Not all donated property follows the same documentation path. Vehicles, publicly traded stock, clothing, household goods, and intellectual property each carry rules that can trip you up if you apply the general process.
When you donate a vehicle worth more than $500, the charity must provide you with Form 1098-C, which includes the vehicle identification number and information about how the charity used or sold the vehicle. You must attach Copy B of Form 1098-C to your tax return — without it, the IRS will deny the deduction entirely.10Internal Revenue Service. Form 1098-C – Contributions of Motor Vehicles, Boats, and Airplanes If the charity sells the vehicle without significantly improving or using it, your deduction is limited to the gross sales price, not what you think the car was worth.11Internal Revenue Service. Instructions for Form 1098-C
Donating appreciated stock to a charity can be one of the more tax-efficient ways to give, and the valuation method is straightforward. The fair market value is the average of the highest and lowest quoted selling prices on the date of the contribution. If no sales occurred that day, you use the mean of the high and low selling prices on the nearest trading days before and after the donation date, weighted inversely by the number of days between.12Internal Revenue Service. Publication 561, Determining the Value of Donated Property Publicly traded securities are exempt from the qualified appraisal requirement, even when the value exceeds $5,000 — the market price speaks for itself.
Clothing and household items must be in good used condition or better to qualify for a deduction. If an item falls below that standard, you generally cannot deduct it at all — unless it is worth more than $500 and you include a qualified appraisal with your return.12Internal Revenue Service. Publication 561, Determining the Value of Donated Property Valuing used goods is where many donation deductions run into trouble. Thrift-store selling prices for comparable items are the most defensible benchmark, not what you originally paid.

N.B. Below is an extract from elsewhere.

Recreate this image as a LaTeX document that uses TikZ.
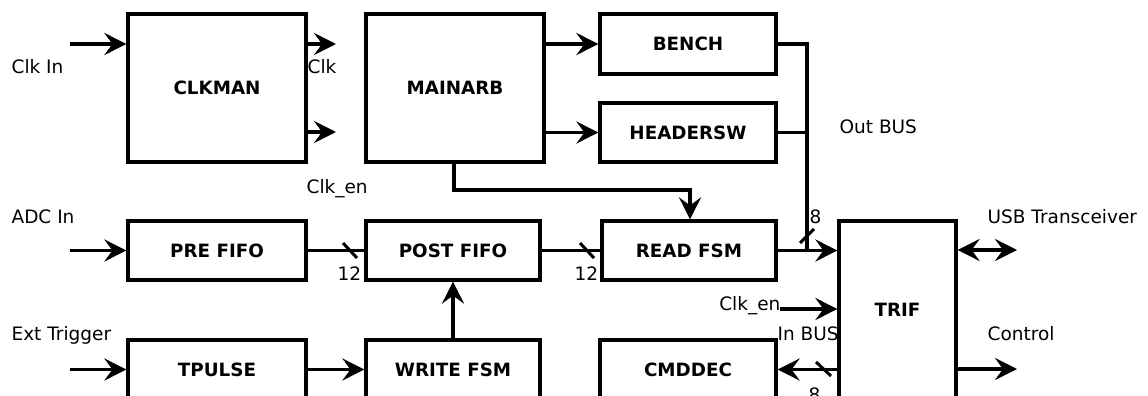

If you donate intellectual property such as a patent or copyright, the charity must file Form 8899 with the IRS each year for 10 years following the gift. The form reports how much net income the charity earned from the donated property. This reporting can affect your deduction in later years because additional deductions may be available based on the income the charity actually receives.13Internal Revenue Service. Returns and Reports Required to Substantiate Charitable Contributions of Donated Property
You cannot deduct the value of your time, but out-of-pocket costs you pay while volunteering for a qualifying charity are deductible if the charity does not reimburse you. These expenses follow the same documentation rules as other charitable contributions — keep receipts, and get a written acknowledgment from the charity for any single expense of $250 or more.
Common deductible volunteer expenses include supplies you purchase for the organization, required uniforms that are not suitable for everyday wear, and travel costs directly connected to volunteer work. If you drive your own car for charity work, you can deduct 14 cents per mile — a rate set by statute that does not change with inflation — plus parking and tolls.14Internal Revenue Service. IRS Sets 2026 Business Standard Mileage Rate at 72.5 Cents Per Mile, Up 2.5 Cents You cannot deduct car depreciation, maintenance, or registration fees. Meals and lodging are deductible only when the volunteer work requires overnight travel, and the trip must be primarily for the charity’s benefit with no significant personal vacation element.15Internal Revenue Service. Providing Disaster Relief Through Charitable Organizations: Working With Volunteers
Even with perfect documentation, you cannot deduct an unlimited amount. Your charitable contribution deduction is capped as a percentage of your adjusted gross income, and the limit depends on the type of gift and the type of charity:
If your contributions exceed the applicable limit, you can carry the excess forward for up to five years.16Internal Revenue Service. Publication 526, Charitable Contributions
The IRS takes inflated valuations seriously, and the penalties are steep enough to wipe out any benefit you hoped to gain. If the value you claimed on your return exceeds the correct value by enough to create an underpayment, the IRS can impose a 20% accuracy-related penalty on the resulting tax shortfall.17Internal Revenue Service. Accuracy-Related Penalty
The penalty doubles to 40% for a gross valuation misstatement and jumps to 50% for overstatements of certain qualified charitable contributions.18Office of the Law Revision Counsel. 26 US Code 6662 – Imposition of Accuracy-Related Penalty The appraiser faces separate consequences as well — the IRS can penalize any appraiser who knew or should have known the appraisal would be used on a tax return and the valuation resulted in a substantial or gross misstatement.19Internal Revenue Service. Penalties Applicable to Incorrect Appraisals
How you submit your donation documentation depends on whether you file electronically or on paper. For paper filers, attach Form 8283 and Copy B of any Form 1098-C directly to your return. For e-filers, Form 8283 (including any required appraisals or donee signatures from Section B) can be transmitted to the IRS using Form 8453, U.S. Individual Income Tax Transmittal for an IRS e-file Return.20Internal Revenue Service. U.S. Individual Income Tax Transmittal for an IRS e-file Return You mail Form 8453 with the required attachments after the IRS accepts your electronic return.
The charity’s written acknowledgment — the receipt for your cash or property gift — does not get sent to the IRS with your return. You keep it in your records. But you must have it in your possession by the date you file, and you need to produce it if the IRS ever asks.
Keep all donation records for at least three years from the date you file the return claiming the deduction. That matches the general statute of limitations for the IRS to audit your return.21Internal Revenue Service. How Long Should I Keep Records If your return understates your gross income by more than 25%, the IRS has six years to audit instead of three.22Office of the Law Revision Counsel. 26 USC 6501 – Limitations on Assessment and Collection For property donations where you claimed a carryforward, the clock starts from the return on which you used the last piece of the deduction, not the year of the original gift. When in doubt, keep records longer rather than shorter — storage is cheap, and reconstructing donation records years later is not.